A prideful Ira Aldridge sits beneath the spotlight of his own theatric potential as a quivering servant pours him tea. “Theater is supposed to be provocative,” he proclaims, smirking at the audience with an expected glance, one reflecting the resilience of a man breaking through racial boundaries instilled within 19th century Shakespearean theater. Two scenes later, Aldridge is persecuted for the revolution that is his performance, that is his existence, as the first African-American man to establish himself in an international theater.
Lolita Chakrabarti’s Red Velvet is effectively an immense provocation in itself, a play that avenges the characters of its own making and most importantly the one man who, despite the racial discrimination he faced, stood in solitude, center stage.
Living within the fractured narrative of Chakrabarti’s creation, Ira Aldridge finds himself vacillating between the past and present, between his first performance in London’s Covent Garden Theatre and his final cries for acceptance in a New York City hotel room. The juxtaposition of these two points is crucial within the context of Aldridge’s first role at the Covent Garden: Shakespeare’s Othello (though he played Aphra Behn’s Oroonoko in reality). One might imagine that a person of color playing a person of color would be quite fitting for a performance that aims to hold some sort of gravity in the world of realistic theater. This, however, is clearly not the case when an “American gentlemen of color” becomes “The African Tragedian” under the circumstances of a Britain reeling with the enactment of the 1833 Slavery Abolition Act.
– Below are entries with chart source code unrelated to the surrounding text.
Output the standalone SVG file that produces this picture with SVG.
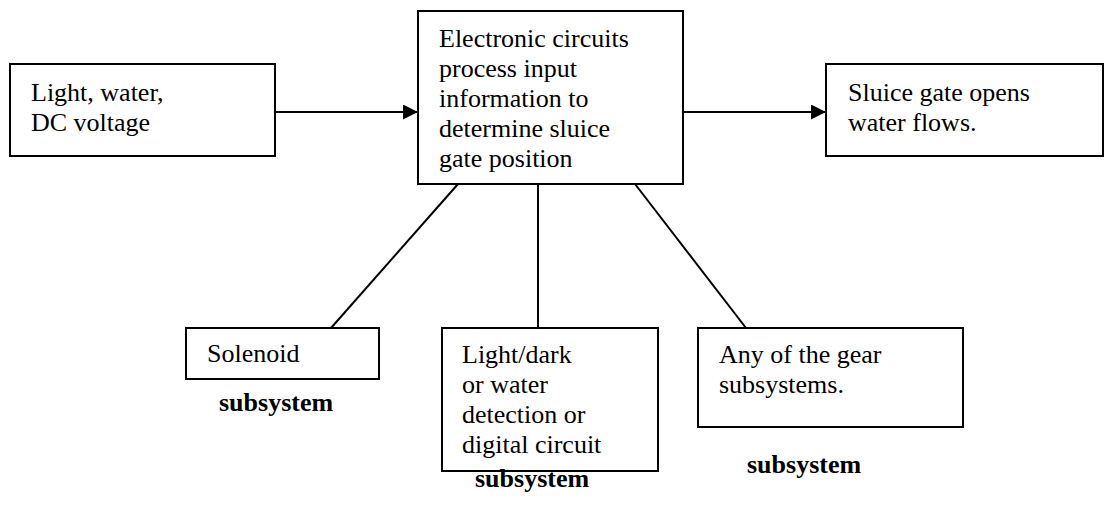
<svg xmlns="http://www.w3.org/2000/svg" width="1104" height="506" viewBox="0 0 1104 506">
<style>
  .box { fill: #ffffff; stroke: #000000; stroke-width: 2; }
  .t { font-family: "Liberation Serif", "Times New Roman", serif; font-size: 26px; fill: #000000; }
  .b { font-family: "Liberation Serif", "Times New Roman", serif; font-size: 26px; font-weight: bold; fill: #000000; }
  .line { stroke: #000000; stroke-width: 2; fill: none; }
</style>
<defs>
  <marker id="arrow" markerWidth="16" markerHeight="16" refX="15" refY="7.5" orientation="auto" orient="auto" markerUnits="userSpaceOnUse">
    <path d="M0,0 L15,7.5 L0,15 Z" fill="#000000"/>
  </marker>
</defs>
<rect width="1104" height="506" fill="#ffffff"/>
<g id="connectors">
  <line class="line" x1="275" y1="112" x2="418" y2="112" marker-end="url(#arrow)"/>
  <line class="line" x1="683" y1="112" x2="826" y2="112" marker-end="url(#arrow)"/>
  <line class="line" x1="458" y1="184" x2="331" y2="328"/>
  <line class="line" x1="538" y1="184" x2="538" y2="328"/>
  <line class="line" x1="635" y1="184" x2="746" y2="328"/>
</g>
<g id="input">
  <rect class="box" x="10" y="64" width="265" height="92"/>
  <text class="t" x="31" y="101">Light, water,</text>
  <text class="t" x="31" y="131">DC voltage</text>
</g>
<g id="processor">
  <rect class="box" x="418" y="11" width="265" height="173"/>
  <text class="t" x="439" y="47">Electronic circuits</text>
  <text class="t" x="439" y="77">process input</text>
  <text class="t" x="439" y="107">information to</text>
  <text class="t" x="439" y="137">determine sluice</text>
  <text class="t" x="439" y="167">gate position</text>
</g>
<g id="output">
  <rect class="box" x="826" y="64" width="277" height="92"/>
  <text class="t" x="848" y="101">Sluice gate opens</text>
  <text class="t" x="848" y="131">water flows.</text>
</g>
<g id="solenoid">
  <rect class="box" x="186" y="328" width="193" height="51"/>
  <text class="t" x="207" y="362">Solenoid</text>
  <text class="b" x="219" y="411">subsystem</text>
</g>
<g id="detection">
  <rect class="box" x="442" y="328" width="216" height="143"/>
  <text class="t" x="462" y="363">Light/dark</text>
  <text class="t" x="462" y="393">or water</text>
  <text class="t" x="462" y="423">detection or</text>
  <text class="t" x="462" y="453">digital circuit</text>
  <text class="b" x="475" y="487">subsystem</text>
</g>
<g id="gear">
  <rect class="box" x="698" y="328" width="265" height="99"/>
  <text class="t" x="719" y="363">Any of the gear</text>
  <text class="t" x="719" y="393">subsystems.</text>
  <text class="b" x="747" y="473">subsystem</text>
</g>
</svg>
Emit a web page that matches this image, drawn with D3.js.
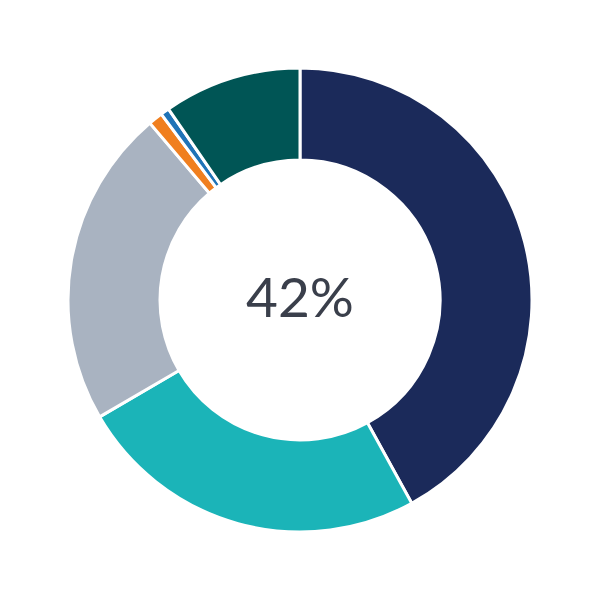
<!DOCTYPE html>
<html>
<head>
<meta charset="utf-8">
<script src="https://d3js.org/d3.v7.min.js"></script>
<style>
  body { margin: 0; background: #fff; }
</style>
</head>
<body>
<script>
// slice data, clockwise from 12 o'clock
const labels = ["A", "B", "C", "D", "E", "F"];
const values = [42, 24.6, 22.2, 1.0, 0.6, 9.6];
const colors = ["#1b2a5a", "#1bb4b8", "#a9b3c1", "#f07f1f", "#1f73b7", "#005555"];
const centerLabel = "42%";

const W = 600, H = 600;
const outerR = 232, innerR = 140;

const svg = d3.select("body").append("svg")
  .attr("width", W)
  .attr("height", H);

const g = svg.append("g")
  .attr("transform", `translate(${W / 2},${H / 2})`);

const pie = d3.pie().sort(null).value(d => d.value);
const arc = d3.arc().innerRadius(innerR).outerRadius(outerR);

const data = labels.map((l, i) => ({ label: l, value: values[i], color: colors[i] }));

g.selectAll("path")
  .data(pie(data))
  .join("path")
  .attr("d", arc)
  .attr("fill", d => d.data.color)
  .attr("stroke", "#fff")
  .attr("stroke-width", 3);

// center label
g.append("text")
  .attr("text-anchor", "middle")
  .attr("dy", "0.3em")
  .attr("font-family", "Lato, sans-serif")
  .attr("font-size", 55)
  .attr("fill", "#3a3f4b")
  .text(centerLabel);
</script>
</body>
</html>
Though the audience becomes anxious with the complete absurdity of the moment, Aldridge never really acknowledges the disadvantages that come with his race until the final scene of the show, where a rabid breakdown is indication of some sort of coming-to-terms. In this moment, the audience comes to notice a defining parallel: Ira, like Othello, skillfully denies his race until all is lost, until, for Othello, his wife no longer remains pure, and for Aldridge, his chance at international acclaim is sullied with disgrace.
The set of the Lantern Theater provides an intimate experience between actors and their audience, an opportunity for much of the intensity of Red Velvet to be addressed within the breakdown of a stage that cannot further contain the passion of Aldridge’s craft. In one of the final scenes of the performance, Connie, a Jamaican servant at the Covent Garden Theatre who is respected by others only for her docility, finds herself trying to protect Aldridge from the horribly racist reviews of his own performance. “You are what you wish to see,” she mutters, becoming the character I wanted to root for most if Aldridge continued to live in his own spectacular ignorance.
Connie, however, is one of six characters that stand on the floor in the last scene, staring at a lone Ira Aldridge. In that moment, I found myself wondering if the spotlight was on Ira because he had finally overcome – quite literally – the other characters, or if his dementia-ridden spectacle enmeshed him further within the ghastly production that was his life.
Perhaps the most crucial point I realized while watching Red Velvet and later interacting with the actors was the notion that a performer is a person. Thus, they play people, not movements. In other words, the dynamics between characters such as Ira and Bernard, a blatantly avid proponent of the Atlantic Slave Trade, is a relationship between two humans working within the framework of their own individuality. An actor erects emotion from an audience through these performances, but that one begins to attribute a face to an ideology is an intriguing concept to note.
Similarly, Ira’s relationship with Connie becomes a paradox in itself when he, a man of color, tells a Jamaican servant, “oh, no sugar for me,” when being served tea, both asserting his supremacy yet denying that which makes him supreme. This is to say that the cultural and political dynamics woven throughout Red Velvet’s script effectively redefine what it means for theater – and arguably human existence – to be an opportunity for public provocation. As Ira Aldridge sits center stage in an 1867 hotel room, powdering his face ashen and beginning to descend into absolute insanity, the audience need look no further than the parted red velvet curtains behind him, signalling that your show, Ira, is not yet over. In fact, perhaps it has only begun.